# Need Mathematical Induction help - 3 questions

• Apr 17th 2012, 11:57 AM
Imanroc8
Need Mathematical Induction help - 3 questions
Need help with the following questions.

http://i44.tinypic.com/66dwnb.png3

Thank you guys so much!
• Apr 17th 2012, 01:02 PM
a tutor
Re: Need Mathematical Induction help - 3 questions
What have you done so far? Where are you stuck?
• Apr 17th 2012, 01:06 PM
Imanroc8
Re: Need Mathematical Induction help - 3 questions
Well, I don't know where to begin for all three questions. In my worksheet these are the only 3 Mathematical Induction questions, and I was sick the day they went through this and didn't attend class. :/
• Apr 17th 2012, 02:46 PM
Deveno
Re: Need Mathematical Induction help - 3 questions
let's work through number 3 in some detail, and perhaps you can try the other two on your own.

first, this is how a proof by induction works:

we prove that a formula works for some "starting number" (usually 0 or 1, but not always).

then we prove that IF (and this is a big if) it works for "some number", then it will always work "for the next number".

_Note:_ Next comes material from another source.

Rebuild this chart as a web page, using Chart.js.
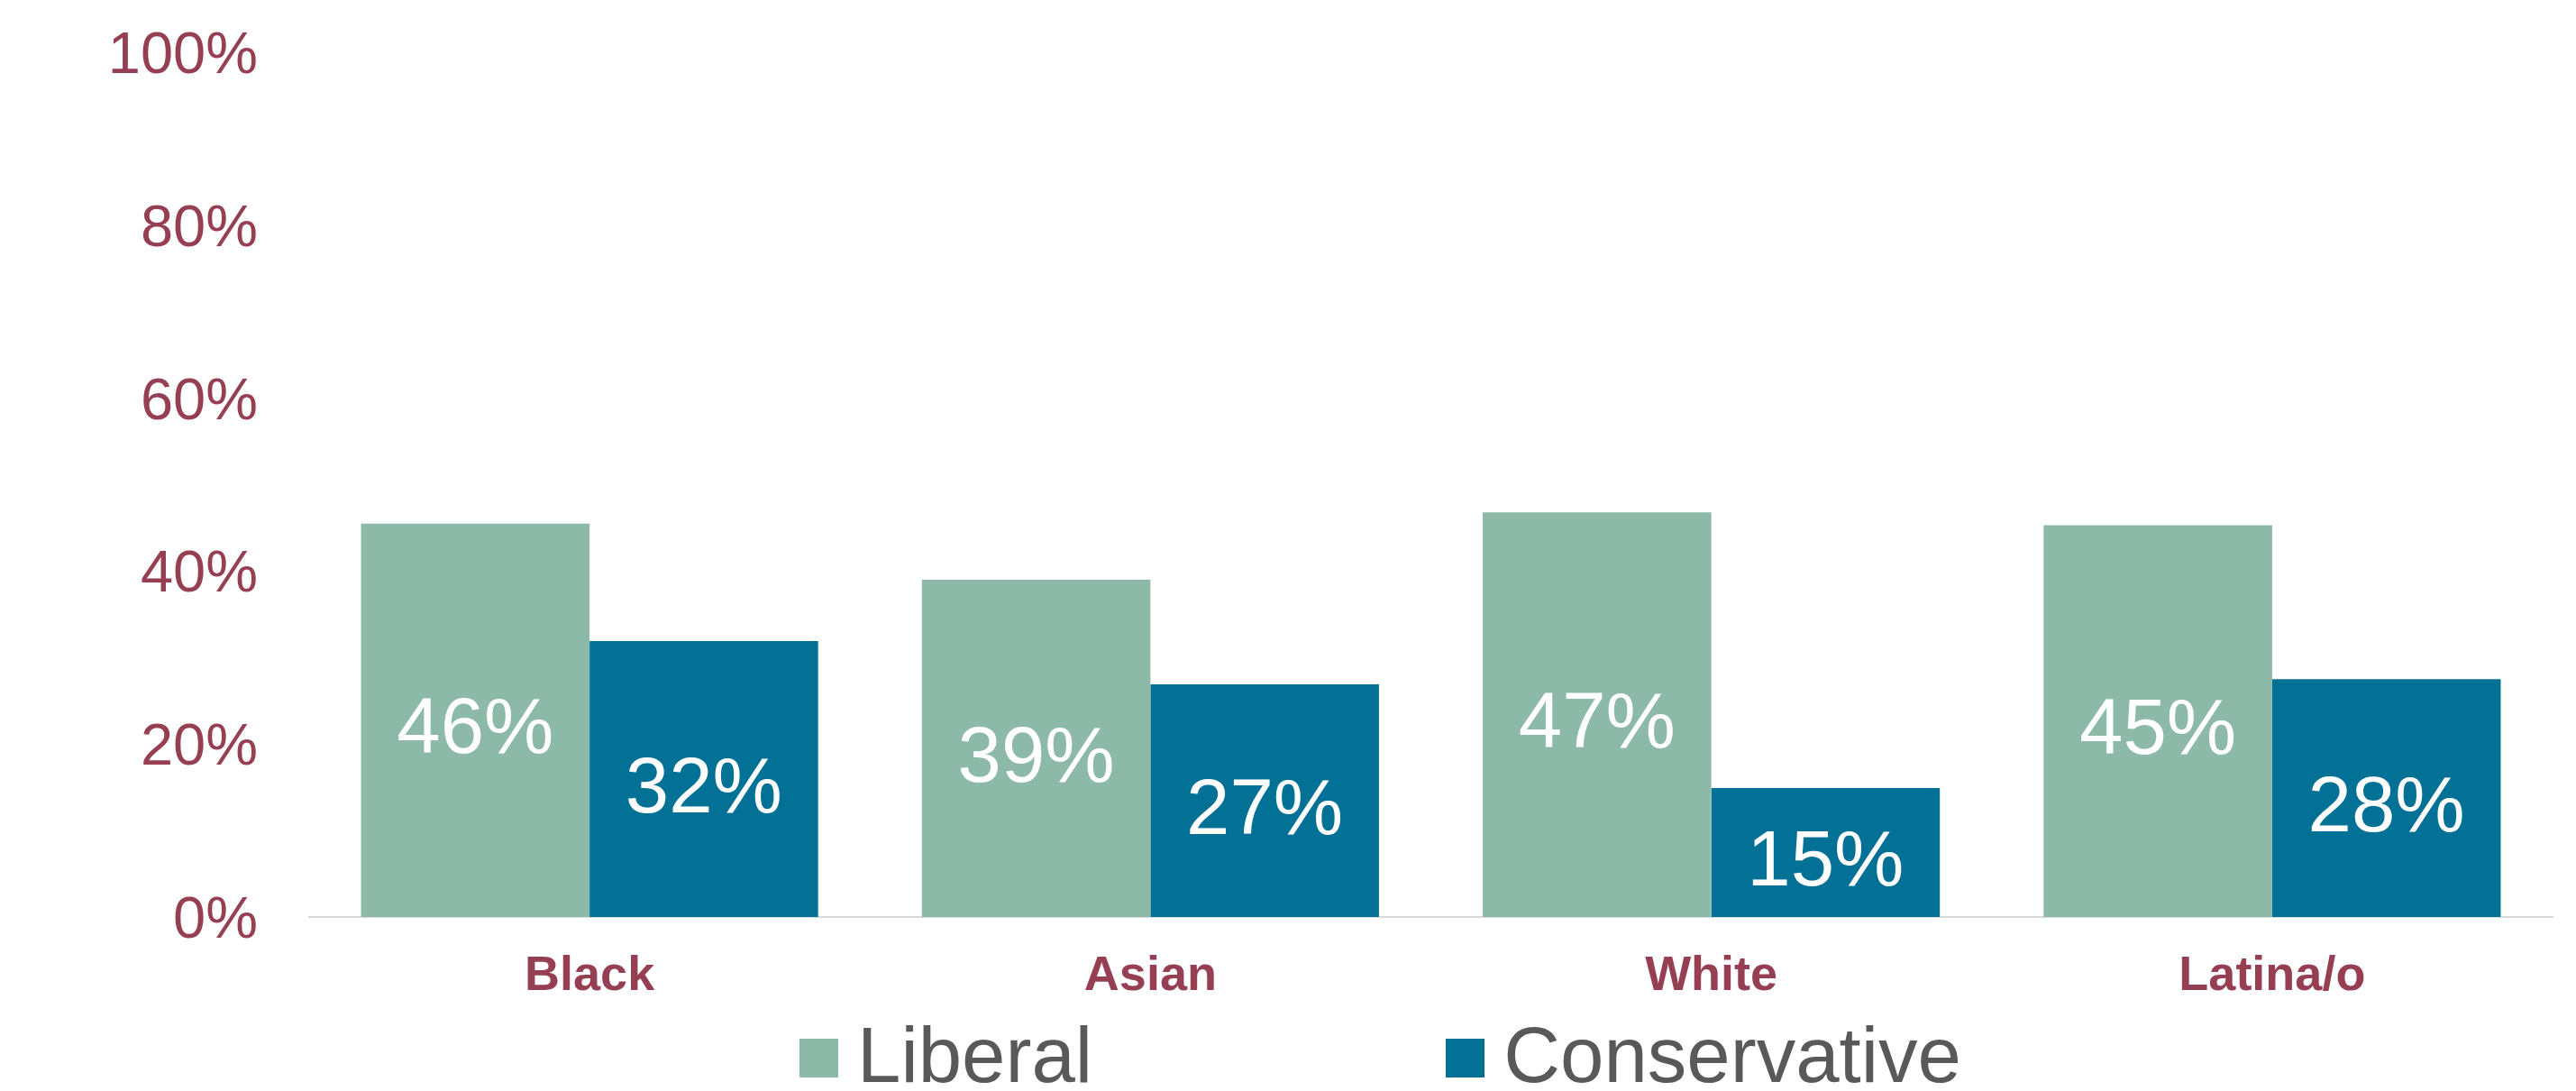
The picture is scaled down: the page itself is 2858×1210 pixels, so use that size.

well, since we know it works for the starting number (let's call it "a"), then the "one to the next" part of the proof means it works for:

a+1, (a+1)+1 = a+2, (a+2)+1 = a+3,.....,and so on (think of a string of dominoes, here).

in short, it works for a, and every number after a.

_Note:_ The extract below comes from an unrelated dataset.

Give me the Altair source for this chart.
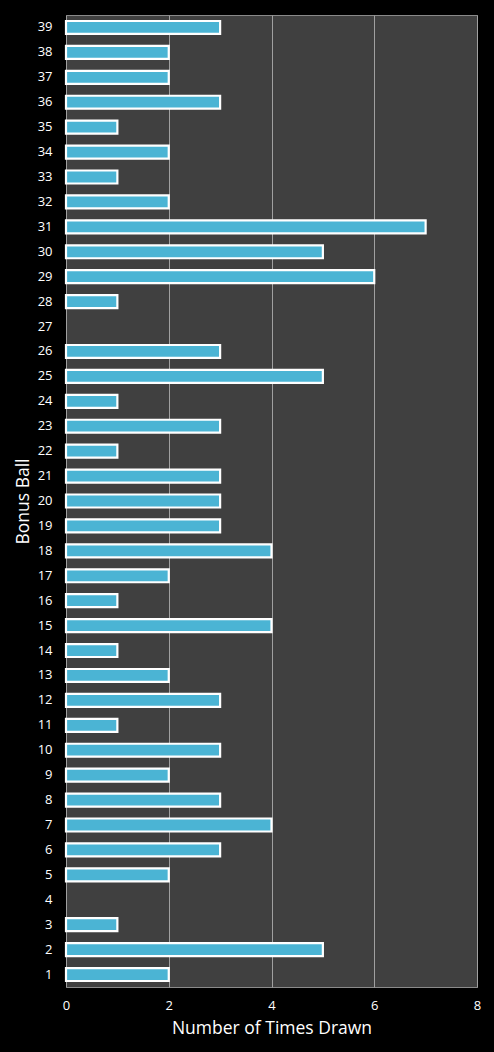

ok, now let's see a real-live induction proof in action. first, we state what we intend to prove:

$\sum_{r=1}^n r(r+4) = \frac{1}{6}n(n+1)(2n+13)$

ok, so "r" is just a dummy variable here (an INDEX), so that we don't have to write "....." in a really long sum. so we are going to use induction on "n" (that is, prove this is true for every integer n larger than or equal to 1).

so, our starting number (or what is referred to as "the base case") will be in this instance, n = 1. so, we have to prove that our formula is correct when n = 1.

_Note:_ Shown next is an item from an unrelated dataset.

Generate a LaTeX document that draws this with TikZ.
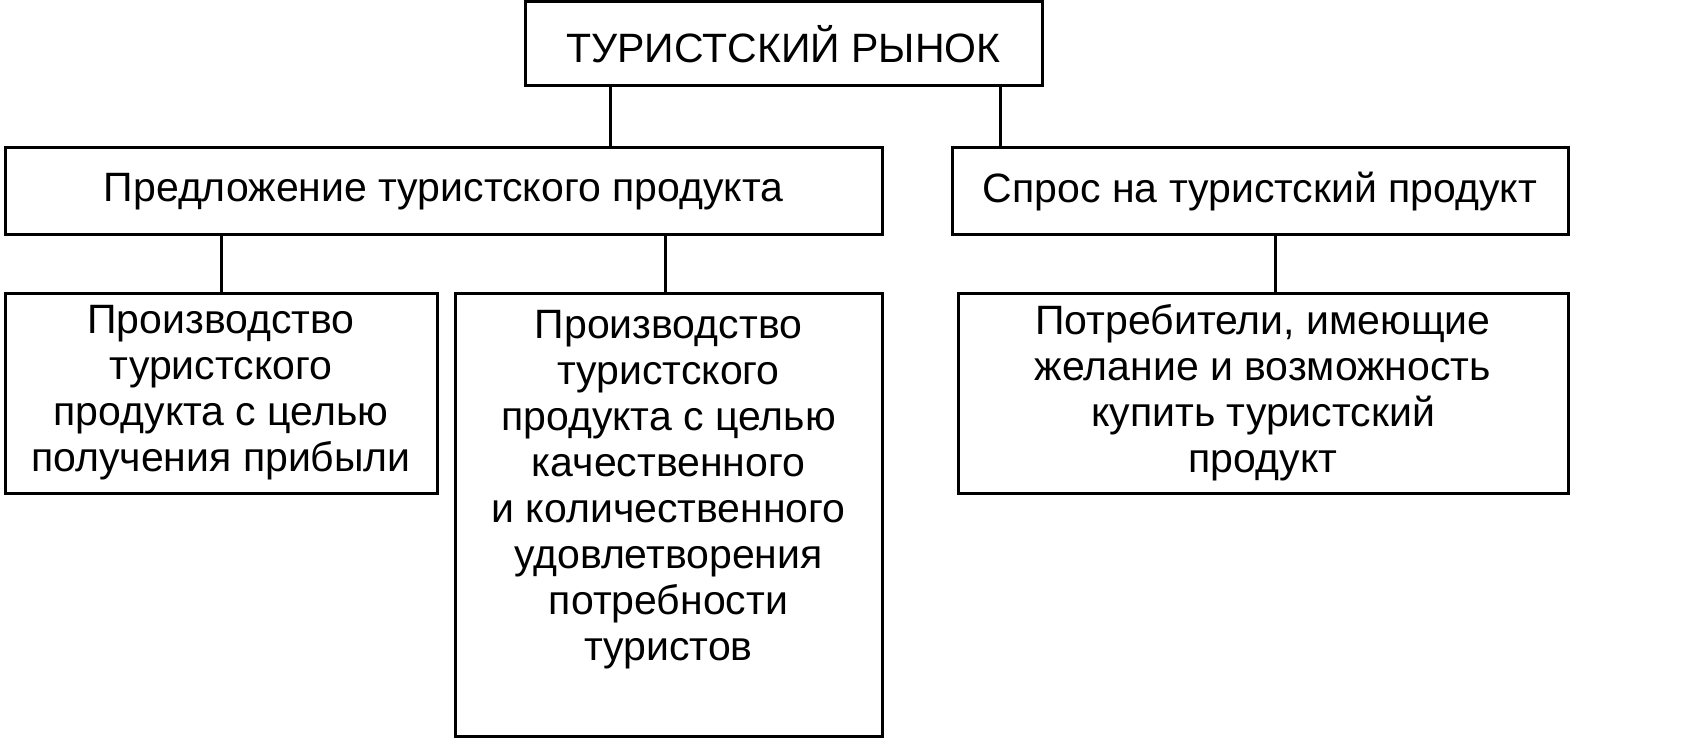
\documentclass[tikz,border=0pt]{standalone}
\usepackage{fontspec}
\setmainfont{Liberation Sans}
\begin{document}
\begin{tikzpicture}[x=0.5pt,y=-0.5pt,line width=1.5pt,
  bx/.style={draw,align=center,inner sep=0pt,font=\fontsize{20.5}{23}\selectfont},
  tx/.style={align=center,inner sep=0pt,font=\fontsize{20.5}{23}\selectfont}]
\useasboundingbox (0,0) rectangle (1701,743);
\node[bx,minimum width=258.5pt,minimum height=42pt] (top) at (783.5,44) {ТУРИСТСКИЙ РЫНОК};
\node[bx,minimum width=438.5pt,minimum height=43.5pt] (lm) at (443.5,191.5) {Предложение туристского продукта};
\node[bx,minimum width=308pt,minimum height=43.5pt] (rm) at (1260,191.5) {Спрос на туристский продукт};
\node[bx,minimum width=216pt,minimum height=100pt] (bl) at (221,393) {Производство\\туристского\\продукта с целью\\получения прибыли};
\node[bx,minimum width=213.5pt,minimum height=221.5pt] (bm) at (668.5,514.5) {};
\node[tx] (bmt) at (668.5,490) {Производство\\туристского\\продукта с целью\\качественного\\и количественного\\удовлетворения\\потребности\\туристов};
\node[bx,minimum width=305pt,minimum height=100pt] (br) at (1263,393) {Потребители, имеющие\\желание и возможность\\купить туристский\\продукт};
\draw (top.south -| 610,0) -- (lm.north -| 610,0);
\draw (top.south -| 1000,0) -- (rm.north -| 1000,0);
\draw (lm.south -| bl) -- (bl.north);
\draw (lm.south -| 665,0) -- (bm.north -| 665,0);
\draw (rm.south -| 1275,0) -- (br.north -| 1275,0);
\end{tikzpicture}
\end{document}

$\sum_{r=1}^1 r(r+4) = 1(1+4) = 5$. that's the left-hand side (or LHS, as mathematicians are wont to write). now the RHS:

for n = 1, this is: $\frac{1}{6}(1)(1+1)(2(1)+13) = \frac{1}{6}(1)(2)(15) = \frac{30}{6} = 5$.

this shows that our formula works for n = 1. that's good :)

now here is the point at which most people get confused. what we are about to do almost seems like cheating. we are going to ASSUME:

$\sum_{r=1}^n r(r+4) = \frac{1}{6}(n)(n+1)(2n+13)$ (even though the only "n" we know for sure works at this point is n = 1),

and then we are going to PROVE that, given our assumption (or "induction hypothesis"):

$\sum_{r=1}^{n+1} = \frac{1}{6}(n+1)((n+1)+1)(2(n+1)+13)$. note all that has changed is we replaced "n" in our formula with "n+1".

of course, if this works, then true for n = 1, will imply true for n = 2. and THEN, true for n = 2, will imply true for n = 3. and THEN....

(this will save us the trouble of checking each case individually, which is GOOD, since there's an infinite number of positive integers, and i can't count that high).

so, let's get to it: first note we can split the LHS side like so:

$\sum_{r=1}^{n+1} r(r+4) = \sum_{r=1}^n r(r+4) + (n+1)((n+1)+4)$

now the first term on the right side can be replaced (by our assumption), with:

$\frac{1}{6}n(n+1)(2n+13)$. so we have:

$\sum_{r=1}^{n+1} r(r+4) = \frac{1}{6}n(n+1)(2n+13) + (n+1)((n+1)+4)$.

now, we need to do some, ugh, algebra, to see if we can clean this up a little:

$\frac{1}{6}n(n+1)(2n+13) + (n+1)((n+1)+4)$

$= \frac{1}{6}(n(n+1)(2n+13) + 6(n+1)(n+5))$

$=\frac{1}{6}((n^2+n)(2n+13) + 6(n^2 + 6n + 5))$

$= \frac{1}{6}(2n^3 + 2n^2 + 13n^2 + 13n + 6n^2 + 36n + 30)$

$= \frac{1}{6}(2n^3 + 21n^2 + 49n + 30)$

$= \frac{1}{6}(2n^3 + 19n^2 + 30n + 2n^2 + 19n + 30)$

$= \frac{1}{6}(n(2n^2 + 19n + 30) + (2n^2 + 19n + 30)) = \frac{1}{6}(n+1)(2n^2 + 19n + 30)$

(whew! i need to take a lil break after all that work!). ok, so let's march on:

$= \frac{1}{6}(n+1)(n+2)(2n+15) = \frac{1}{6}(n+1)((n+1) + 1)(2(n+1) + 13)$, which is the formula for "n+1".

so we proved the formula true for "n" implies the formula is true for "n+1", in which case it holds for EVERY integer greater than or equal to 1.